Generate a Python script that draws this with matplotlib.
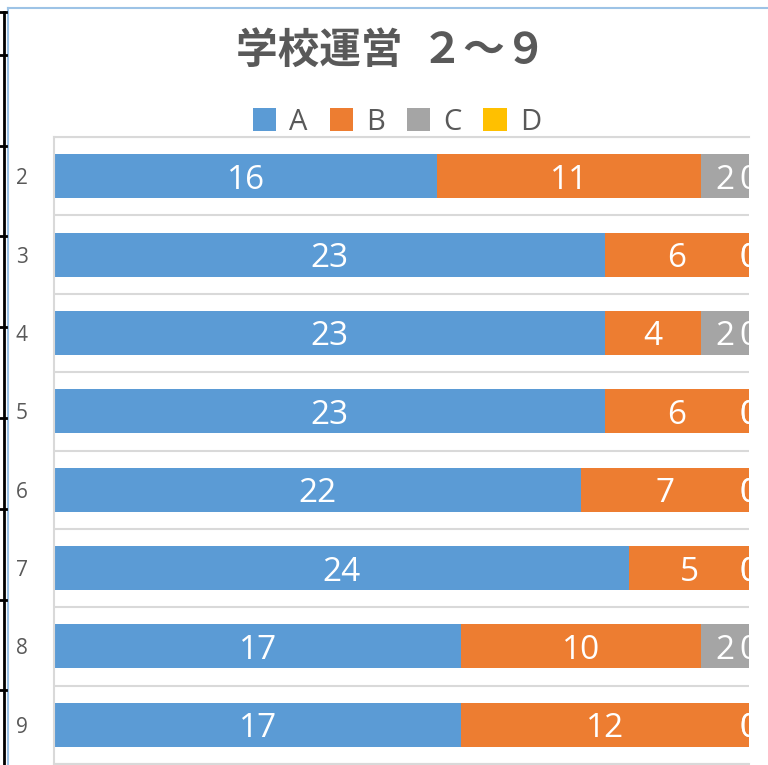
import numpy as np
import matplotlib
matplotlib.use("Agg")
import matplotlib.pyplot as plt
from matplotlib.lines import Line2D
from matplotlib.patches import Patch

# data
categories = ["2", "3", "4", "5", "6", "7", "8", "9"]
series_names = ["A", "B", "C", "D"]
vals_a = [16, 23, 23, 23, 22, 24, 17, 17]
vals_b = [11, 6, 4, 6, 7, 5, 10, 12]
vals_c = [2, 0, 2, 0, 0, 0, 2, 0]
vals_d = [0, 0, 0, 0, 0, 0, 0, 0]

colors = ["#5B9BD5", "#ED7D31", "#A5A5A5", "#FFC000"]
txt_col = "#595959"
grid_col = "#D9D9D9"

W, H = 768, 765
fig = plt.figure(figsize=(W / 100, H / 100), dpi=100)

def fx(px):
    return px / W

def fy(py):
    return 1 - py / H

ax = fig.add_axes([fx(54), fy(764), fx(749) - fx(54), fy(137) - fy(764)])

y = np.arange(len(categories))
left = np.zeros(len(categories))
for name, vals, col in zip(series_names, [vals_a, vals_b, vals_c, vals_d], colors):
    vals = np.array(vals, dtype=float)
    ax.barh(y, vals, left=left, height=0.56, color=col, linewidth=0, label=name, zorder=2)
    for yi, l, v in zip(y, left, vals):
        ax.text(l + v / 2, yi, f"{int(v)}", ha="center", va="center_baseline", color="white",
                fontsize=24, family="Open Sans", clip_on=True, zorder=3)
    left = left + vals

ax.set_xlim(0, 29)
ax.set_ylim(len(categories) - 0.5, -0.5)
ax.set_xticks([])
ax.set_yticks(y)
ax.set_yticklabels(categories, fontsize=15, color=txt_col, family="Open Sans")
ax.tick_params(axis="y", length=0, pad=19)
ax.set_yticks(np.arange(len(categories) + 1) - 0.5, minor=True)
ax.tick_params(axis="y", which="minor", length=0)
ax.grid(True, axis="y", which="minor", color=grid_col, linewidth=1.5, zorder=0)
for s in ["left", "top", "bottom"]:
    ax.spines[s].set_color(grid_col)
    ax.spines[s].set_linewidth(1.5)
ax.spines["right"].set_visible(False)

fig.text(fx(391), fy(52), "学校運営  ２～９", ha="center", va="center", fontsize=30,
         fontweight="bold", color=txt_col, family=["Noto Sans CJK JP", "DejaVu Sans"])

handles = [Patch(facecolor=c, edgecolor="none") for c in colors]
leg = fig.legend(handles, series_names, loc="center", bbox_to_anchor=(fx(397), fy(122)),
                 ncol=4, frameon=False, handlelength=0.8, handleheight=0.8,
                 handletextpad=0.45, columnspacing=0.75,
                 prop={"family": "Open Sans", "size": 21})
for t in leg.get_texts():
    t.set_color(txt_col)

# chart border (light blue) and sheet cell borders on the left
fig.add_artist(Line2D([fx(8), fx(8)], [fy(8), fy(765)], color="#9DC3E6", lw=1.5))
fig.add_artist(Line2D([fx(8), fx(768)], [fy(8), fy(8)], color="#9DC3E6", lw=1.5))
fig.add_artist(Line2D([fx(4), fx(4)], [fy(12), fy(765)], color="black", lw=2))
for py in [12, 55, 146, 236, 327, 418, 509, 600, 690]:
    fig.add_artist(Line2D([fx(0), fx(6)], [fy(py), fy(py)], color="black", lw=2))

fig.savefig("out.png", dpi=100)
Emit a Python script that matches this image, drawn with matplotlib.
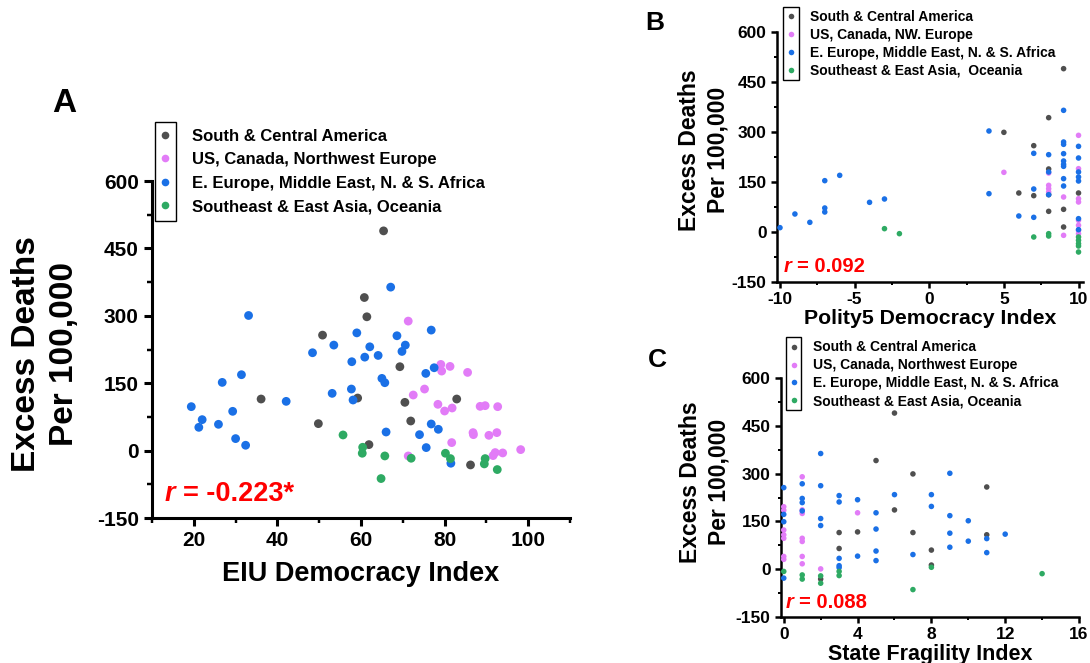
import numpy as np
import matplotlib
matplotlib.use("Agg")
from matplotlib import pyplot as plt
from matplotlib.patches import Rectangle
from matplotlib.ticker import MultipleLocator

plt.rcParams['font.family'] = ['Liberation Sans', 'DejaVu Sans']
plt.rcParams['font.weight'] = 'bold'
plt.rcParams['axes.unicode_minus'] = False

# ---- data ----
groups = ["South & Central America", "US, Canada, Northwest Europe",
          "E. Europe, Middle East, N. & S. Africa", "Southeast & East Asia, Oceania"]
groups_b = ["South & Central America", "US, Canada, NW. Europe",
            "E. Europe, Middle East, N. & S. Africa", "Southeast & East Asia,  Oceania"]
colors = ["#4f4f4f", "#e27cf7", "#1a70e6", "#2eaa63"]

# panel A: EIU democracy index vs excess deaths
a_gray_x = [36.1, 49.8, 50.8, 59.2, 60.8, 61.4, 61.9, 65.4, 69.3, 82.9, 70.5, 71.9, 86.2]
a_gray_y = [114.8, 60, 257, 117, 340.7, 297.8, 13.3, 489, 186.7, 114.8, 107.4, 65.9, -31.9]
a_pink_x = [71.3, 79.1, 79.3, 81.3, 85.5, 75.2, 72.5, 78.4, 81.8, 80.0, 88.5, 89.7, 92.7,
            86.8, 86.9, 90.6, 92.5, 81.7, 71.3, 91.6, 92.1, 93.9, 98.2]
a_pink_y = [288.2, 191.8, 177, 187.4, 174, 137, 123.7, 103, 94.8, 88.1, 98.5, 100, 97.8,
            40, 35.5, 34, 40, 17.8, -11.9, -11.1, -4.4, -5.2, 2.2]
a_blue_x = [33.1, 19.4, 22.0, 21.2, 26.8, 25.9, 29.3, 31.4, 30.0, 32.4, 42.1, 48.4, 53.5,
            59.0, 57.8, 60.9, 53.1, 57.7, 58.1, 62.1, 67.1, 76.8, 68.6, 70.6, 69.8, 64.1,
            77.5, 75.5, 65.0, 65.7, 76.8, 78.5, 66.0, 74.0, 75.6, 81.5]
a_blue_y = [300.7, 97.8, 68.9, 51.8, 151.8, 58.5, 87.4, 168.9, 26.7, 11.9, 109.6, 217.8, 234.8,
            262, 197.8, 208, 127.4, 137, 112.6, 231, 363.8, 268.2, 255.6, 234.8, 220.7, 211.8,
            184.4, 171.8, 160.7, 151.1, 59.2, 47.4, 41.4, 35.5, 6.7, -28.1]
a_green_x = [55.7, 60.4, 60.3, 65.7, 72.0, 80.2, 81.4, 89.7, 89.5, 92.6, 64.8]
a_green_y = [34.8, 7.4, -5.9, -11.9, -17, -5.9, -17.8, -17.8, -29.6, -42.2, -62.2]

# panel B: Polity5 democracy index
b_gray_x = [5, 6, 7, 7, 8, 8, 8, 8, 9, 9, 9, 10]
b_gray_y = [299, 117, 259, 109, 343, 189, 112, 62, 490, 68, 15, 117]
b_pink_x = [5, 8, 8, 8, 8, 9, 9, 10, 10, 10, 10, 10, 10, 10, 10]
b_pink_y = [179, 177, 140, 130, 120, 105, -10, 290, 190, 100, 90, 35, 20, 5, -5]
b_blue_x = [-10, -9, -8, -7, -7, -7, -6, -4, -3, 4, 4, 6, 7, 7, 7, 8, 8, 8,
            9, 9, 9, 9, 9, 9, 9, 9, 9, 10, 10, 10, 10, 10, 10, 10]
b_blue_y = [13, 54, 29, 154, 72, 60, 170, 89, 99, 303, 115, 48, 236, 129, 44, 232, 180, 112,
            365, 270, 263, 235, 213, 203, 197, 160, 138, 257, 222, 180, 165, 153, 40, 7]
b_green_x = [-3, -2, 7, 8, 8, 10, 10, 10, 10, 10]
b_green_y = [10, -5, -15, -5, -12, -15, -25, -35, -42, -60]

# panel C: state fragility index
c_gray_x = [2, 3, 3, 4, 5, 6, 6, 7, 7, 8, 8, 11, 11]
c_gray_y = [-31, 115, 65, 117, 341, 490, 186, 299, 115, 60, 13, 258, 108]
c_pink_x = [0, 0, 0, 0, 0, 0, 0, 1, 1, 1, 1, 1, 1, 1, 2, 4]
c_pink_y = [196, 185, 123, 108, 97, 40, 31, 290, 186, 175, 97, 87, 40, 17, 1, 177]
c_blue_x = [0, 0, 0, 0, 1, 1, 1, 1, 2, 2, 2, 2, 3, 3, 3, 3, 3, 4, 4, 5, 5, 5, 5, 6,
            7, 8, 8, 9, 9, 9, 9, 10, 10, 11, 11, 12]
c_blue_y = [256, 172, 149, -28, 268, 222, 209, 183, 363, 262, 159, 137, 231, 211, 34, 11, 5,
            218, 41, 177, 126, 57, 27, 234, 46, 234, 197, 301, 168, 113, 69, 152, 88, 96, 52, 110]
c_green_x = [0, 1, 1, 2, 2, 3, 3, 7, 8, 14]
c_green_y = [-7, -18, -31, -21, -44, -7, -20, -64, 6, -14]

r_texts = ["= -0.223*", "= 0.092", "= 0.088"]

W, H = 1090, 663
fig = plt.figure(figsize=(W / 100, H / 100), dpi=100)


def fr(x0, y0, x1, y1):
    # pixel box -> figure fraction [left, bottom, width, height]
    return [x0 / W, 1 - y1 / H, (x1 - x0) / W, (y1 - y0) / H]


def style_axes(ax, lw, tsize, ticklen):
    ax.spines['top'].set_visible(False)
    ax.spines['right'].set_visible(False)
    ax.spines['left'].set_linewidth(lw)
    ax.spines['bottom'].set_linewidth(lw)
    ax.tick_params(which='major', direction='out', length=ticklen, width=lw, labelsize=tsize)
    ax.tick_params(which='minor', direction='out', length=ticklen * 0.6, width=lw * 0.8)
    for lab in ax.get_xticklabels() + ax.get_yticklabels():
        lab.set_fontweight('bold')


def add_legend(ax, labels, anchor_px, fsize, msize, spacing, pad, box_px):
    hs = [plt.Line2D([], [], ls='', marker='o', ms=msize, mfc=c, mec='none') for c in colors]
    ax.legend(hs, labels, loc='upper left', bbox_to_anchor=(anchor_px[0] / W, 1 - anchor_px[1] / H),
              bbox_transform=fig.transFigure, frameon=False, borderpad=0, borderaxespad=0,
              handlelength=0.8, handletextpad=pad, labelspacing=spacing,
              prop={'weight': 'bold', 'size': fsize})
    x0, y0, x1, y1 = box_px
    fig.add_artist(Rectangle((x0 / W, 1 - y1 / H), (x1 - x0) / W, (y1 - y0) / H,
                             transform=fig.transFigure, fill=False, ec='black', lw=1.0))


def scatter_groups(ax, xs, ys, size):
    for gx, gy, c in zip(xs, ys, colors):
        ax.scatter(gx, gy, s=size, color=c, edgecolors='none', zorder=3, clip_on=False)


def r_label(x_px, y_px, gap_px, txt, fs):
    fig.text(x_px / W, 1 - y_px / H, "r", color='red', fontsize=fs,
             fontweight='bold', style='italic', va='center')
    fig.text((x_px + gap_px) / W, 1 - y_px / H, txt, color='red',
             fontsize=fs, fontweight='bold', va='center')


# ---------- panel A ----------
axA = fig.add_axes(fr(152, 181, 570, 518))
scatter_groups(axA, [a_gray_x, a_pink_x, a_blue_x, a_green_x],
               [a_gray_y, a_pink_y, a_blue_y, a_green_y], 40)
axA.set_xlim(10, 110)
axA.set_ylim(-150, 600)
axA.set_xticks([20, 40, 60, 80, 100])
axA.xaxis.set_minor_locator(MultipleLocator(10))
axA.set_yticks([-150, 0, 150, 300, 450, 600])
axA.yaxis.set_minor_locator(MultipleLocator(75))
style_axes(axA, 2.2, 15, 6)
axA.set_xlabel("EIU Democracy Index", fontsize=19.5, fontweight='bold', labelpad=8)
axA.set_ylabel("Excess Deaths\nPer 100,000", fontsize=24, fontweight='bold',
               linespacing=1.3)
axA.yaxis.set_label_coords(-0.172, 0.487)
r_label(165, 494, 18, r_texts[0], 19.5)
add_legend(axA, groups, (158, 129), 12, 5.5, 0.5, 1.25, (155, 122, 176, 221))
fig.text(52 / W, 1 - 103 / H, "A", fontsize=24, fontweight='bold', va='center')

# ---------- panel B ----------
axB = fig.add_axes(fr(777, 32, 1083, 282))
scatter_groups(axB, [b_gray_x, b_pink_x, b_blue_x, b_green_x],
               [b_gray_y, b_pink_y, b_blue_y, b_green_y], 16)
axB.set_xlim(-10.2, 10.3)
axB.set_ylim(-150, 600)
axB.set_xticks([-10, -5, 0, 5, 10])
axB.xaxis.set_minor_locator(MultipleLocator(2.5))
axB.set_yticks([-150, 0, 150, 300, 450, 600])
axB.yaxis.set_minor_locator(MultipleLocator(75))
style_axes(axB, 1.8, 12.5, 4)
axB.set_xlabel("Polity5 Democracy Index", fontsize=15.3, fontweight='bold', labelpad=1)
axB.set_ylabel("Excess Deaths\nPer 100,000", fontsize=16.5, fontweight='bold',
               linespacing=1.3)
axB.yaxis.set_label_coords(-0.154, 0.528)
r_label(784, 267, 13, r_texts[1], 14.5)
add_legend(axB, groups_b, (785.5, 10), 10, 4, 0.28, 1.0, (783, 7, 799, 80))
fig.text(645 / W, 1 - 23 / H, "B", fontsize=19, fontweight='bold', va='center')

# ---------- panel C ----------
axC = fig.add_axes(fr(781, 378, 1079, 617))
scatter_groups(axC, [c_gray_x, c_pink_x, c_blue_x, c_green_x],
               [c_gray_y, c_pink_y, c_blue_y, c_green_y], 16)
axC.set_xlim(-0.15, 16)
axC.set_ylim(-150, 600)
axC.set_xticks([0, 4, 8, 12, 16])
axC.xaxis.set_minor_locator(MultipleLocator(2))
axC.set_yticks([-150, 0, 150, 300, 450, 600])
axC.yaxis.set_minor_locator(MultipleLocator(75))
style_axes(axC, 1.8, 12.5, 4)
axC.set_xlabel("State Fragility Index", fontsize=15.5, fontweight='bold', labelpad=1)
axC.set_ylabel("Excess Deaths\nPer 100,000", fontsize=16.5, fontweight='bold',
               linespacing=1.3)
axC.yaxis.set_label_coords(-0.17, 0.565)
r_label(786, 602, 13, r_texts[2], 14.5)
add_legend(axC, groups, (788, 340.5), 10, 4, 0.28, 1.0, (786, 337, 801, 410))
fig.text(648 / W, 1 - 360 / H, "C", fontsize=19, fontweight='bold', va='center')

plt.savefig("out.png", dpi=100)
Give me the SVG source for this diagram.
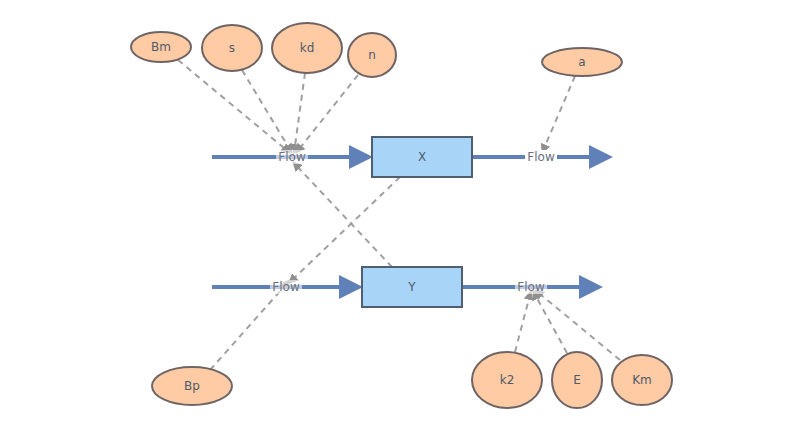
<svg xmlns="http://www.w3.org/2000/svg" width="800" height="422" viewBox="0 0 800 422">
<style>
.e{fill:#ffcba4;stroke:#6e6464;stroke-width:2}
.b{fill:#a8d4f8;stroke:#4f5e70;stroke-width:2}
.f{stroke:#6080b8;stroke-width:4;fill:none}
.d{stroke:#a0a0a0;stroke-width:2;stroke-dasharray:6,5;fill:none}
text{font-family:"DejaVu Sans",sans-serif;font-size:12px;fill:#505a6a;text-anchor:middle;dominant-baseline:central}
.lb{font-size:12px;fill:#6a7080}
</style>
<defs>
<marker id="fa" markerWidth="6" markerHeight="6" refX="5" refY="3" orient="auto" markerUnits="strokeWidth"><path d="M0,0L6,3L0,6z" fill="#6080b8"/></marker>
<marker id="da" markerWidth="10" markerHeight="10" refX="9" refY="5" orient="auto" markerUnits="userSpaceOnUse"><path d="M0,0L10,5L0,10z" fill="#909090"/></marker>
</defs>
<g id="connectors">
<line class="f" x1="212" y1="157" x2="369" y2="157" marker-end="url(#fa)"/>
<line class="f" x1="472" y1="157" x2="609" y2="157" marker-end="url(#fa)"/>
<line class="f" x1="212" y1="287" x2="359" y2="287" marker-end="url(#fa)"/>
<line class="f" x1="462" y1="287" x2="599" y2="287" marker-end="url(#fa)"/>
<line class="d" x1="178" y1="60" x2="290" y2="153" marker-end="url(#da)"/>
<line class="d" x1="242" y1="70" x2="292" y2="153" marker-end="url(#da)"/>
<line class="d" x1="305" y1="73" x2="294" y2="153" marker-end="url(#da)"/>
<line class="d" x1="358" y1="75" x2="296" y2="153" marker-end="url(#da)"/>
<line class="d" x1="575" y1="76" x2="542" y2="153" marker-end="url(#da)"/>
<line class="d" x1="392" y1="267" x2="293" y2="162" marker-end="url(#da)"/>
<line class="d" x1="400" y1="177" x2="289" y2="283" marker-end="url(#da)"/>
<line class="d" x1="210" y1="370" x2="290" y2="280" marker-end="url(#da)"/>
<line class="d" x1="515" y1="352" x2="531" y2="291" marker-end="url(#da)"/>
<line class="d" x1="567" y1="353" x2="533" y2="291" marker-end="url(#da)"/>
<line class="d" x1="620" y1="360" x2="535" y2="290" marker-end="url(#da)"/>
</g>
<g id="labels">
<rect x="276" y="150" width="32" height="14" fill="#fff" opacity="0.6"/>
<text class="lb" x="292" y="157">Flow</text>
<rect x="525" y="150" width="32" height="14" fill="#fff"/>
<text class="lb" x="541" y="157">Flow</text>
<rect x="270" y="280" width="32" height="14" fill="#fff" opacity="0.6"/>
<text class="lb" x="286" y="287">Flow</text>
<rect x="515" y="280" width="32" height="14" fill="#fff" opacity="0.6"/>
<text class="lb" x="531" y="287">Flow</text>
</g>
<g id="X"><rect class="b" x="372" y="137" width="100" height="40"/><text x="422" y="157">X</text></g>
<g id="Y"><rect class="b" x="362" y="267" width="100" height="40"/><text x="412" y="287">Y</text></g>
<g id="Bm"><ellipse class="e" cx="161" cy="47" rx="30" ry="15"/><text x="161" y="47">Bm</text></g>
<g id="s"><ellipse class="e" cx="232" cy="48" rx="30" ry="23"/><text x="232" y="48">s</text></g>
<g id="kd"><ellipse class="e" cx="307" cy="48" rx="35" ry="25"/><text x="307" y="48">kd</text></g>
<g id="n"><ellipse class="e" cx="372" cy="55" rx="24" ry="22"/><text x="372" y="55">n</text></g>
<g id="a"><ellipse class="e" cx="582" cy="62" rx="40" ry="14"/><text x="582" y="62">a</text></g>
<g id="Bp"><ellipse class="e" cx="192" cy="386" rx="40" ry="19"/><text x="192" y="386">Bp</text></g>
<g id="k2"><ellipse class="e" cx="507" cy="380" rx="35" ry="28"/><text x="507" y="380">k2</text></g>
<g id="E"><ellipse class="e" cx="577" cy="380" rx="25" ry="28"/><text x="577" y="380">E</text></g>
<g id="Km"><ellipse class="e" cx="642" cy="380" rx="30" ry="25"/><text x="642" y="380">Km</text></g>
</svg>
■ ■ ■ ■
THE REQUEST -
Copy exactly the lines running from the beginning of the listing through the line that has "left = left + vals". Drop the pictures.

SOLUTION FOR THIS EXERCISE -
Generate a Python script that draws this with matplotlib.
import numpy as np
import matplotlib
matplotlib.use("Agg")
import matplotlib.pyplot as plt
from matplotlib.lines import Line2D
from matplotlib.patches import Patch

# data
categories = ["2", "3", "4", "5", "6", "7", "8", "9"]
series_names = ["A", "B", "C", "D"]
vals_a = [16, 23, 23, 23, 22, 24, 17, 17]
vals_b = [11, 6, 4, 6, 7, 5, 10, 12]
vals_c = [2, 0, 2, 0, 0, 0, 2, 0]
vals_d = [0, 0, 0, 0, 0, 0, 0, 0]

colors = ["#5B9BD5", "#ED7D31", "#A5A5A5", "#FFC000"]
txt_col = "#595959"
grid_col = "#D9D9D9"

W, H = 768, 765
fig = plt.figure(figsize=(W / 100, H / 100), dpi=100)

def fx(px):
    return px / W

def fy(py):
    return 1 - py / H

ax = fig.add_axes([fx(54), fy(764), fx(749) - fx(54), fy(137) - fy(764)])

y = np.arange(len(categories))
left = np.zeros(len(categories))
for name, vals, col in zip(series_names, [vals_a, vals_b, vals_c, vals_d], colors):
    vals = np.array(vals, dtype=float)
    ax.barh(y, vals, left=left, height=0.56, color=col, linewidth=0, label=name, zorder=2)
    for yi, l, v in zip(y, left, vals):
        ax.text(l + v / 2, yi, f"{int(v)}", ha="center", va="center_baseline", color="white",
                fontsize=24, family="Open Sans", clip_on=True, zorder=3)
    left = left + vals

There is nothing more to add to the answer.